WULIGER v. ANSTAETT

United States District Court, Northern District of Ohio (2005)

Facts

Issue

Holding — Katz, J.

Rule

Reasoning

Deep Dive: How the Court Reached Its Decision

Overview of the Case

In Wuliger v. Anstaett, the court addressed a lawsuit initiated by William T. Wuliger, who sought to recover commissions related to the sale of viatical investments from Jay Anstaett. Wuliger was appointed as the receiver for Alpha Capital Group, which had solicited investments in viatical settlements. The case arose from previous litigation concerning the viatical settlement industry, particularly the case Liberte v. Capwill. Wuliger's amended complaint included various claims, including violations of federal securities laws and common law fraud. Anstaett moved to dismiss these claims, arguing that the sales did not constitute securities and that the claims were barred by the statutes of limitations. The court examined the nature of the viatical investments and the applicable legal standards to determine the merits of Anstaett's motion.

Definition of Securities

The court reasoned that the sales of viatical settlements qualified as securities under federal law, referencing the criteria established by the U.S. Supreme Court in SEC v. Howey. According to the Howey test, an investment contract exists when there is an investment of money in a common enterprise, with profits to come solely from the efforts of others. The court emphasized that the essence of the viatical settlements involved investors contributing money with the expectation of profit, relying on the expertise of Alpha Capital Group to select appropriate policies. The court rejected Anstaett's argument that these transactions were not considered securities, highlighting the economic realities of the investments and the reliance of investors on the promoters' expertise.
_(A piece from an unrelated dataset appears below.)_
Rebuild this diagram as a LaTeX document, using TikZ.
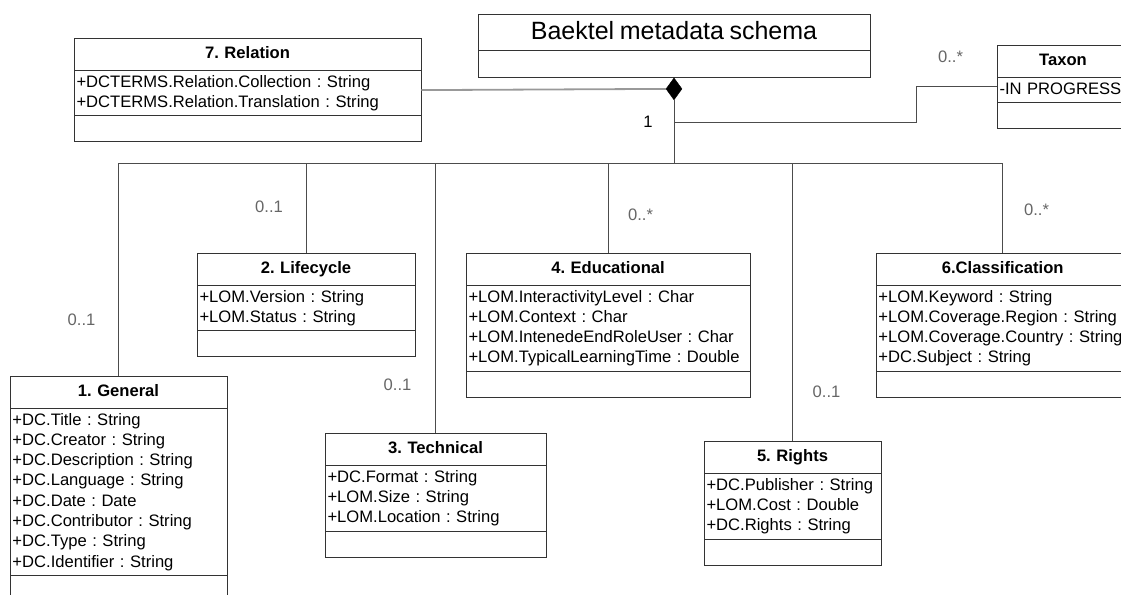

By applying a flexible interpretation of the Howey test, the court determined that the viatical investments indeed constituted securities as defined by the Securities Act of 1933 and the Securities Exchange Act of 1934.

Statute of Limitations

In addition to defining the viatical settlements as securities, the court addressed the issue of whether the claims were barred by applicable statutes of limitations. The court noted that the one-year statute of limitations under federal securities laws begins to run when a plaintiff is on inquiry notice of potential fraud. The court found that by the end of 2000, investors were aware of significant issues regarding their investments, thereby triggering the obligation to investigate further. Since Wuliger filed the lawsuit in June 2003, the claims fell outside the one-year limitation period. The court also emphasized the three-year statute of repose, concluding that the time for filing claims had expired regardless of when the investor discovered the fraud. This reinforced the court's determination that the claims were untimely.

Impact of Sarbanes-Oxley

The court further analyzed whether the Sarbanes-Oxley Act, which extended the statute of limitations for securities fraud claims, could apply retroactively to revive Wuliger's claims. The court concluded that Sarbanes-Oxley did not contain explicit language indicating retroactive application, nor did the legislative history suggest such intent. It distinguished between extending the statute of limitations for new claims and reviving those that had already expired. The court noted that the extension provided by Sarbanes-Oxley did not alter the substantive rights of the parties involved, thus the statute could not apply to revive claims that were already time-barred under the previous law. Consequently, the court found that Wuliger's claims under the Sarbanes-Oxley Act were not viable.

Conclusion

Ultimately, the U.S. District Court for the Northern District of Ohio granted Anstaett's motion to dismiss the amended complaint, concluding that the sales of viatical settlements constituted securities under federal law while also determining that Wuliger's claims were barred by the statutes of limitations. The court's reasoning underscored the importance of timely filing claims in securities litigation and clarified the applicability of federal securities laws to viatical investments. This case highlighted how statutory frameworks and judicial interpretations work in tandem to govern the sale of financial instruments and protect investor rights within the parameters established by law. The dismissal reflected the court's commitment to uphold the integrity of the statutes of limitations in securities-related claims.